HERBERT CORE DRILL, LLC v. BROTHERS MECH.

United States District Court, District of Maryland (2024)

Facts

Issue

Holding — Chasanow, J.

Rule

Reasoning

Deep Dive: How the Court Reached Its Decision

Factual Background

The court analyzed the factual background of the case, noting that Herbert Core Drill, LLC (HCD) was founded by Herbert Hector in 2016 to provide core drilling services to HVAC contractors in the D.C. metropolitan area. From 2016 to 2022, HCD entered into contracts with Brothers Mechanical, Inc. to perform core drilling work on various projects. The relationship involved HCD submitting invoices for completed work, after which Brothers would make payments, but it was discovered that Brothers failed to pay eleven invoices totaling $65,458 and withheld a 10% holdback on payments amounting to $84,717.87. This nonpayment directly impacted HCD's ability to pay Mr. Hector for his work, leading to the initiation of legal action by the plaintiffs. They filed multiple complaints, culminating in a second amended complaint for which Brothers filed a motion to dismiss certain claims, prompting the court's review of the allegations and applicable laws.

Legal Standards

The court explained the legal standards governing a motion to dismiss under Rule 12(b)(6), emphasizing that it tests the sufficiency of the complaint by accepting all well-pleaded allegations as true. The court reiterated that a complaint must contain a short and plain statement showing that the pleader is entitled to relief, as outlined in Rule 8(a)(2). It further clarified that claims must be plausible on their face and supported by factual content allowing the court to draw reasonable inferences of liability. The court noted that legal conclusions and conclusory allegations without factual support do not meet the pleading standards, which sets a high bar for claims of fraud, requiring specific details to substantiate the allegations made against the defendant.

Fraud Claim Analysis

In analyzing the fraud claim in Count IV, the court indicated that HCD alleged Brothers made false promises regarding payment obligations under their contracts. However, Brothers challenged this claim by arguing that, under Maryland law, a breach of contract does not automatically result in a fraud claim unless there exists an independent duty outside the contract.
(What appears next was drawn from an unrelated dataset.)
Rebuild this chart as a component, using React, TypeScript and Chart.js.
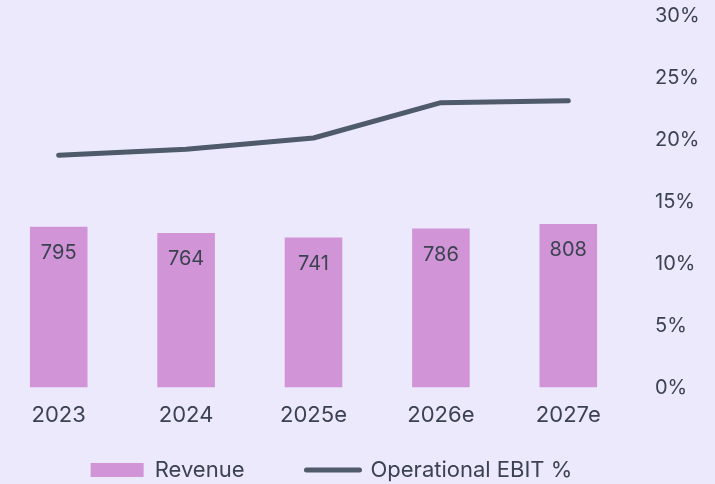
import React, { useEffect, useRef } from "react";
import { Chart, registerables } from "chart.js";

Chart.register(...registerables);

const categories = ["2023", "2024", "2025e", "2026e", "2027e"];
const revenue = [795, 764, 741, 786, 808];
const ebitPct = [18.75, 19.25, 20.15, 23.0, 23.15];
const pctTicks = [0, 5, 10, 15, 20, 25, 30];

const BG = "#ECE9FD";
const BAR = "#D094D7";
const LINE = "#4F5A6A";
const TEXT = "#3B4250";
const FONT = "Inter";

const CANVAS_TOP = -19;
const CANVAS_H = 519;

export default function App() {
  const ref = useRef<HTMLCanvasElement | null>(null);

  useEffect(() => {
    document.body.style.margin = "0";
    document.body.style.background = BG;
    document.body.style.overflow = "hidden";
    const canvas = ref.current;
    if (!canvas) return;

    const barLabels = {
      id: "barLabels",
      afterDatasetsDraw(chart: any) {
        const meta = chart.getDatasetMeta(0);
        const ctx = chart.ctx;
        ctx.save();
        ctx.fillStyle = TEXT;
        ctx.font = `20px ${FONT}`;
        ctx.textAlign = "center";
        ctx.textBaseline = "middle";
        meta.data.forEach((el: any, i: number) => {
          ctx.fillText(String(revenue[i]), el.x, el.y + 26);
        });
        ctx.restore();
      },
    };

    const legendShift = {
      id: "legendShift",
      afterLayout(chart: any) {
        const lg = chart.legend;
        if (!lg) return;
        const P = lg.options.labels.padding;
        const itemH = 22;
        const w = lg.right - lg.left;
        const cx = (lg.left + lg.right) / 2;
        lg.left += 336.5 - cx;
        lg.right = lg.left + w;
        lg.top = 470 - CANVAS_TOP - itemH / 2 - P;
        lg.bottom = lg.top + 2 * P + itemH;
        lg.height = lg.bottom - lg.top;
      },
    };

    const chart = new Chart(canvas, {
      type: "bar",
      data: {
        labels: categories,
        datasets: [
          {
            type: "bar",
            label: "Revenue",
            data: revenue,
            backgroundColor: BAR,
            borderWidth: 0,
            yAxisID: "y",
            categoryPercentage: 1,
            barPercentage: 0.452,
            order: 2,
          },
          {
            type: "line",
            label: "Operational EBIT %",
            data: ebitPct,
            borderColor: LINE,
            backgroundColor: LINE,
            borderWidth: 5,
            borderCapStyle: "round",
            borderJoinStyle: "round",
            pointRadius: 0,
            tension: 0,
            yAxisID: "y1",
            order: 1,
          },
        ],
      },
      options: {
        responsive: false,
        animation: false,
        layout: { padding: { top: 16, left: 0, right: 0, bottom: 0 } },
        plugins: {
          tooltip: { enabled: false },
          legend: {
            position: "bottom",
            maxHeight: 56,
            labels: {
              color: TEXT,
              font: { family: FONT, size: 22 },
              padding: 62,
              usePointStyle: true,
              pointStyleWidth: 53,
              boxHeight: 14,
              sort: (a: any, b: any) => a.datasetIndex - b.datasetIndex,
              generateLabels(chart: any) {
                const items = Chart.defaults.plugins.legend.labels.generateLabels(chart);
                items.forEach((it: any) => {
                  if (it.datasetIndex === 0) {
                    it.pointStyle = "rect";
                    it.fillStyle = BAR;
                    it.strokeStyle = BAR;
                    it.lineWidth = 0;
                  } else {
                    it.pointStyle = "line";
                    it.fillStyle = LINE;
                    it.strokeStyle = LINE;
                    it.lineWidth = 5;
                    it.lineCap = "round";
                  }
                });
                return items;
              },
            },
          },
        },
        scales: {
          x: {
            offset: true,
            grid: { display: false, drawTicks: false },
            border: { display: false },
            ticks: {
              color: TEXT,
              font: { family: FONT, size: 22 },
              padding: 15,
              maxRotation: 0,
            },
          },
          y: {
            display: false,
            min: 0,
            max: 1836,
          },
          y1: {
            position: "right",
            min: 0,
            max: 30,
            grid: { display: false, drawTicks: false },
            border: { display: false },
            afterFit(scale: any) {
              scale.width = 83;
            },
            afterBuildTicks(scale: any) {
              scale.ticks = pctTicks.map((v) => ({ value: v }));
            },
            ticks: {
              color: TEXT,
              font: { family: FONT, size: 20 },
              padding: 23,
              callback: (v: any) => `${v}%`,
            },
          },
        },
      },
      plugins: [barLabels, legendShift],
    });

    return () => chart.destroy();
  }, []);

  return (
    <div style={{ position: "fixed", left: -5, top: CANVAS_TOP, width: 720, height: CANVAS_H, background: BG }}>
      <canvas ref={ref} width={720} height={CANVAS_H} style={{ display: "block" }} />
    </div>
  );
}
The court referenced the elements of fraud in Maryland, which require a false statement, knowledge of its falsity, intent to deceive, reasonable reliance by the plaintiff, and resulting damages. The court found that HCD failed to allege sufficient specific facts supporting its assertion that Brothers intended not to perform its contractual obligations at the time of making those promises, thus failing to meet the heightened pleading standard for fraud. Consequently, Count IV was dismissed due to the lack of factual support for the fraud allegation.

Wage Claims and Standing

The court then addressed Counts V, VI, and VII, which involved wage claims under the Maryland Wage Payment and Collection Law (MWPCL), the D.C. Wage Payment and Collection Law (DCWPCL), and the Fair Labor Standards Act (FLSA). The court ruled that Mr. Hector, as an employee, could pursue these claims, whereas HCD, as a subcontractor, lacked standing to bring them. The MWPCL and DCWPCL specifically allowed for employee actions against employers for wage violations, while the FLSA provided a mechanism for employees to assert claims against joint employers. The court concluded that HCD could not independently assert wage claims under these statutes, but Hector could pursue his claims against Brothers, allowing his wage claims to proceed while dismissing those brought by HCD.

Statute of Limitations

Regarding the statute of limitations, the court examined whether certain claims were time-barred. It noted that various civil claims, including those for breach of contract and wage violations, are subject to a three-year limitations period in Maryland and a two-year period under the FLSA for non-willful violations. The court affirmed that some claims based on invoices predating January 17, 2021, were time-barred, as the plaintiffs did not contest the expiration of the statute of limitations for those claims. However, the court allowed the use of earlier invoices as background evidence to support timely claims. Ultimately, it concluded that while some claims were dismissed due to being time-barred, Mr. Hector's claims remained valid and could proceed, recognizing the interplay between the statutes of limitations and the claims made.